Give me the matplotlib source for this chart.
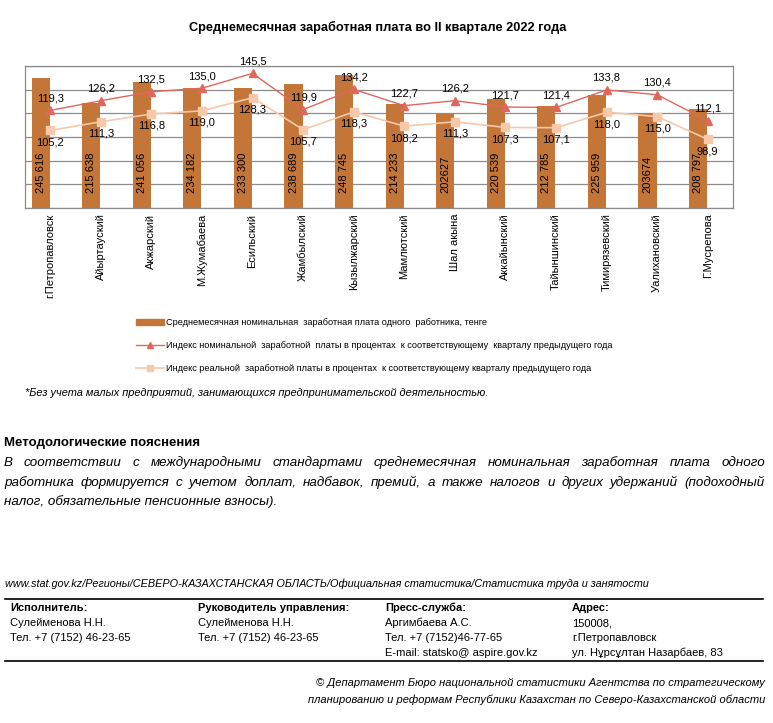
import numpy as np
import matplotlib
matplotlib.use("Agg")
import matplotlib.pyplot as plt
from matplotlib.lines import Line2D
from matplotlib.patches import Patch

regions = ["г.Петропавловск", "Айыртауский", "Акжарский", "М.Жумабаева", "Есильский",
           "Жамбылский", "Кызылжарский", "Мамлютский", "Шал акына", "Аккайынский",
           "Тайыншинский", "Тимирязевский", "Уалихановский", "Г.Мусрепова"]
wage = [245616, 215638, 241056, 234182, 233300, 238689, 248745,
        214233, 202627, 220539, 212785, 225959, 203674, 208797]
wage_labels = ["245 616", "215 638", "241 056", "234 182", "233 300", "238 689", "248 745",
               "214 233", "202627", "220 539", "212 785", "225 959", "203674", "208 797"]
nominal_idx = [119.3, 126.2, 132.5, 135.0, 145.5, 119.9, 134.2,
               122.7, 126.2, 121.7, 121.4, 133.8, 130.4, 112.1]
real_idx = [105.2, 111.3, 116.8, 119.0, 128.3, 105.7, 118.3,
            108.2, 111.3, 107.3, 107.1, 118.0, 115.0, 98.9]

BAR = "#C47638"
NOM = "#E0685A"
REAL = "#F7C8AA"
GRID = "#8C8C8C"

plt.rcParams['font.family'] = ['Liberation Sans', 'DejaVu Sans']

W, H = 773, 723
fig = plt.figure(figsize=(W / 100, H / 100), dpi=100)

def fx(px):
    return px / W

def fy(py):
    return 1 - py / H

# chart area
ax = fig.add_axes([fx(25), fy(208), fx(733) - fx(25), fy(66) - fy(208)])
x = np.arange(len(regions))
ax.bar(x - 0.19, wage, width=0.36, color=BAR, zorder=2)
ax.set_ylim(90400, 260000)
ax.set_xlim(-0.5, len(regions) - 0.5)
ax.set_yticks(np.linspace(90400, 260000, 7))
ax.yaxis.grid(True, color=GRID, lw=0.9, zorder=0)
ax.tick_params(axis='y', length=0, labelleft=False)
ax.tick_params(axis='x', length=0, pad=4)
ax.set_xticks(x)
ax.set_xticklabels(regions, rotation=90, fontsize=8, va='top')
for s in ax.spines.values():
    s.set_color(GRID)
    s.set_linewidth(0.9)

for xi, lab in zip(x, wage_labels):
    ax.text(xi - 0.19, 0.105, lab, rotation=90, ha='center', va='bottom', fontsize=8,
            transform=ax.get_xaxis_transform(), zorder=4)

ax2 = ax.twinx()
ax2.set_ylim(50.4, 150.7)
ax2.axis('off')
ax2.plot(x, real_idx, color=REAL, lw=1.2, marker='s', ms=6, mfc=REAL, mec=REAL, zorder=3)
ax2.plot(x, nominal_idx, color=NOM, lw=1.0, marker='^', ms=6, mfc=NOM, mec=NOM, zorder=3)
for xi, v in zip(x, nominal_idx):
    ax2.annotate(f"{v:.1f}".replace('.', ','), (xi, v), xytext=(0, 5), textcoords='offset points',
                 ha='center', va='bottom', fontsize=8)
for xi, v in zip(x, real_idx):
    ax2.annotate(f"{v:.1f}".replace('.', ','), (xi, v), xytext=(0, -5), textcoords='offset points',
                 ha='center', va='top', fontsize=8)

# title
fig.text(fx(378), fy(27), "Среднемесячная заработная плата во II квартале 2022 года",
         ha='center', va='center', fontsize=9.2, fontweight='bold')

# legend
handles = [Patch(color=BAR),
           Line2D([], [], color=NOM, lw=1, marker='^', ms=5),
           Line2D([], [], color=REAL, lw=1.2, marker='s', ms=5)]
labels = ["Среднемесячная номинальная  заработная плата одного  работника, тенге",
          "Индекс номинальной  заработной  платы в процентах  к соответствующему  кварталу предыдущего года",
          "Индекс реальной  заработной платы в процентах  к соответствующему кварталу предыдущего года"]
fig.legend(handles, labels, loc='upper left', bbox_to_anchor=(fx(128), fy(310)), frameon=False,
           fontsize=6.6, handlelength=3.0, handletextpad=0.3, labelspacing=1.5)

fig.text(fx(25), fy(393), "*Без учета малых предприятий, занимающихся предпринимательской деятельностью.",
         ha='left', va='center', fontsize=7.9, style='italic')

fig.text(fx(4), fy(443), "Методологические пояснения", ha='left', va='center',
         fontsize=9.5, fontweight='bold')

para = ["В соответствии с международными стандартами среднемесячная номинальная заработная плата одного",
        "работника формируется с учетом доплат, надбавок, премий, а также налогов и других удержаний (подоходный",
        "налог, обязательные пенсионные взносы)."]
para_y = [466, 486, 505]
PFS = 9.6
fig.canvas.draw()
rend = fig.canvas.get_renderer()
for i, (line, py) in enumerate(zip(para, para_y)):
    if i == len(para) - 1:
        fig.text(fx(4), fy(py), line, ha='left', va='baseline', fontsize=PFS, style='italic')
        continue
    words = line.split()
    objs = [fig.text(0, fy(py), w, ha='left', va='baseline', fontsize=PFS, style='italic')
            for w in words]
    widths = [o.get_window_extent(rend).width for o in objs]
    gap = (761 - sum(widths)) / (len(words) - 1)
    cur = 4
    for o, wd in zip(objs, widths):
        o.set_x(fx(cur))
        cur += wd + gap

fig.text(fx(5), fy(584), "www.stat.gov.kz/Регионы/СЕВЕРО-КАЗАХСТАНСКАЯ ОБЛАСТЬ/Официальная статистика/Статистика труда и занятости",
         ha='left', va='center', fontsize=7.85, style='italic')

fig.add_artist(Line2D([fx(5), fx(763)], [fy(599), fy(599)], color='black', lw=1.2))
fig.add_artist(Line2D([fx(5), fx(763)], [fy(661), fy(661)], color='black', lw=1.2))

cols = [
    ["Исполнитель:", "Сулейменова Н.Н.", "Тел. +7 (7152) 46-23-65"],
    ["Руководитель управления:", "Сулейменова Н.Н.", "Тел. +7 (7152) 46-23-65"],
    ["Пресс-служба:", "Аргимбаева А.С.", "Тел. +7 (7152)46-77-65", "E-mail: statsko@ aspire.gov.kz"],
    ["Адрес:", "150008,", "г.Петропавловск", "ул. Нұрсұлтан Назарбаев, 83"],
]
col_x = [10, 198, 385, 572]
for cx, items in zip(col_x, cols):
    for j, t in enumerate(items):
        fig.text(fx(cx), fy(607 + 15 * j), t, ha='left', va='center_baseline', fontsize=8.0,
                 fontweight='bold' if j == 0 else 'normal')

fig.text(fx(765), fy(683), "© Департамент Бюро национальной статистики Агентства по стратегическому",
         ha='right', va='center', fontsize=8.0, style='italic')
fig.text(fx(765), fy(700), "планированию и реформам Республики Казахстан по Северо-Казахстанской области",
         ha='right', va='center', fontsize=8.0, style='italic')

fig.savefig("out.png", dpi=100, facecolor='white')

________________________________________

§ **WORK INSTRUCTIONS**
Reproduce the listing above exactly, excluding all pictures.

§ **SOLUTION TO THIS TASK**
Give me the matplotlib source for this chart.
import numpy as np
import matplotlib
matplotlib.use("Agg")
import matplotlib.pyplot as plt
from matplotlib.lines import Line2D
from matplotlib.patches import Patch

regions = ["г.Петропавловск", "Айыртауский", "Акжарский", "М.Жумабаева", "Есильский",
           "Жамбылский", "Кызылжарский", "Мамлютский", "Шал акына", "Аккайынский",
           "Тайыншинский", "Тимирязевский", "Уалихановский", "Г.Мусрепова"]
wage = [245616, 215638, 241056, 234182, 233300, 238689, 248745,
        214233, 202627, 220539, 212785, 225959, 203674, 208797]
wage_labels = ["245 616", "215 638", "241 056", "234 182", "233 300", "238 689", "248 745",
               "214 233", "202627", "220 539", "212 785", "225 959", "203674", "208 797"]
nominal_idx = [119.3, 126.2, 132.5, 135.0, 145.5, 119.9, 134.2,
               122.7, 126.2, 121.7, 121.4, 133.8, 130.4, 112.1]
real_idx = [105.2, 111.3, 116.8, 119.0, 128.3, 105.7, 118.3,
            108.2, 111.3, 107.3, 107.1, 118.0, 115.0, 98.9]

BAR = "#C47638"
NOM = "#E0685A"
REAL = "#F7C8AA"
GRID = "#8C8C8C"

plt.rcParams['font.family'] = ['Liberation Sans', 'DejaVu Sans']

W, H = 773, 723
fig = plt.figure(figsize=(W / 100, H / 100), dpi=100)

def fx(px):
    return px / W

def fy(py):
    return 1 - py / H

# chart area
ax = fig.add_axes([fx(25), fy(208), fx(733) - fx(25), fy(66) - fy(208)])
x = np.arange(len(regions))
ax.bar(x - 0.19, wage, width=0.36, color=BAR, zorder=2)
ax.set_ylim(90400, 260000)
ax.set_xlim(-0.5, len(regions) - 0.5)
ax.set_yticks(np.linspace(90400, 260000, 7))
ax.yaxis.grid(True, color=GRID, lw=0.9, zorder=0)
ax.tick_params(axis='y', length=0, labelleft=False)
ax.tick_params(axis='x', length=0, pad=4)
ax.set_xticks(x)
ax.set_xticklabels(regions, rotation=90, fontsize=8, va='top')
for s in ax.spines.values():
    s.set_color(GRID)
    s.set_linewidth(0.9)

for xi, lab in zip(x, wage_labels):
    ax.text(xi - 0.19, 0.105, lab, rotation=90, ha='center', va='bottom', fontsize=8,
            transform=ax.get_xaxis_transform(), zorder=4)

ax2 = ax.twinx()
ax2.set_ylim(50.4, 150.7)
ax2.axis('off')
ax2.plot(x, real_idx, color=REAL, lw=1.2, marker='s', ms=6, mfc=REAL, mec=REAL, zorder=3)
ax2.plot(x, nominal_idx, color=NOM, lw=1.0, marker='^', ms=6, mfc=NOM, mec=NOM, zorder=3)
for xi, v in zip(x, nominal_idx):
    ax2.annotate(f"{v:.1f}".replace('.', ','), (xi, v), xytext=(0, 5), textcoords='offset points',
                 ha='center', va='bottom', fontsize=8)
for xi, v in zip(x, real_idx):
    ax2.annotate(f"{v:.1f}".replace('.', ','), (xi, v), xytext=(0, -5), textcoords='offset points',
                 ha='center', va='top', fontsize=8)

# title
fig.text(fx(378), fy(27), "Среднемесячная заработная плата во II квартале 2022 года",
         ha='center', va='center', fontsize=9.2, fontweight='bold')

# legend
handles = [Patch(color=BAR),
           Line2D([], [], color=NOM, lw=1, marker='^', ms=5),
           Line2D([], [], color=REAL, lw=1.2, marker='s', ms=5)]
labels = ["Среднемесячная номинальная  заработная плата одного  работника, тенге",
          "Индекс номинальной  заработной  платы в процентах  к соответствующему  кварталу предыдущего года",
          "Индекс реальной  заработной платы в процентах  к соответствующему кварталу предыдущего года"]
fig.legend(handles, labels, loc='upper left', bbox_to_anchor=(fx(128), fy(310)), frameon=False,
           fontsize=6.6, handlelength=3.0, handletextpad=0.3, labelspacing=1.5)

fig.text(fx(25), fy(393), "*Без учета малых предприятий, занимающихся предпринимательской деятельностью.",
         ha='left', va='center', fontsize=7.9, style='italic')

fig.text(fx(4), fy(443), "Методологические пояснения", ha='left', va='center',
         fontsize=9.5, fontweight='bold')

para = ["В соответствии с международными стандартами среднемесячная номинальная заработная плата одного",
        "работника формируется с учетом доплат, надбавок, премий, а также налогов и других удержаний (подоходный",
        "налог, обязательные пенсионные взносы)."]
para_y = [466, 486, 505]
PFS = 9.6
fig.canvas.draw()
rend = fig.canvas.get_renderer()
for i, (line, py) in enumerate(zip(para, para_y)):
    if i == len(para) - 1:
        fig.text(fx(4), fy(py), line, ha='left', va='baseline', fontsize=PFS, style='italic')
        continue
    words = line.split()
    objs = [fig.text(0, fy(py), w, ha='left', va='baseline', fontsize=PFS, style='italic')
            for w in words]
    widths = [o.get_window_extent(rend).width for o in objs]
    gap = (761 - sum(widths)) / (len(words) - 1)
    cur = 4
    for o, wd in zip(objs, widths):
        o.set_x(fx(cur))
        cur += wd + gap

fig.text(fx(5), fy(584), "www.stat.gov.kz/Регионы/СЕВЕРО-КАЗАХСТАНСКАЯ ОБЛАСТЬ/Официальная статистика/Статистика труда и занятости",
         ha='left', va='center', fontsize=7.85, style='italic')

fig.add_artist(Line2D([fx(5), fx(763)], [fy(599), fy(599)], color='black', lw=1.2))
fig.add_artist(Line2D([fx(5), fx(763)], [fy(661), fy(661)], color='black', lw=1.2))

cols = [
    ["Исполнитель:", "Сулейменова Н.Н.", "Тел. +7 (7152) 46-23-65"],
    ["Руководитель управления:", "Сулейменова Н.Н.", "Тел. +7 (7152) 46-23-65"],
    ["Пресс-служба:", "Аргимбаева А.С.", "Тел. +7 (7152)46-77-65", "E-mail: statsko@ aspire.gov.kz"],
    ["Адрес:", "150008,", "г.Петропавловск", "ул. Нұрсұлтан Назарбаев, 83"],
]
col_x = [10, 198, 385, 572]
for cx, items in zip(col_x, cols):
    for j, t in enumerate(items):
        fig.text(fx(cx), fy(607 + 15 * j), t, ha='left', va='center_baseline', fontsize=8.0,
                 fontweight='bold' if j == 0 else 'normal')

fig.text(fx(765), fy(683), "© Департамент Бюро национальной статистики Агентства по стратегическому",
         ha='right', va='center', fontsize=8.0, style='italic')
fig.text(fx(765), fy(700), "планированию и реформам Республики Казахстан по Северо-Казахстанской области",
         ha='right', va='center', fontsize=8.0, style='italic')

fig.savefig("out.png", dpi=100, facecolor='white')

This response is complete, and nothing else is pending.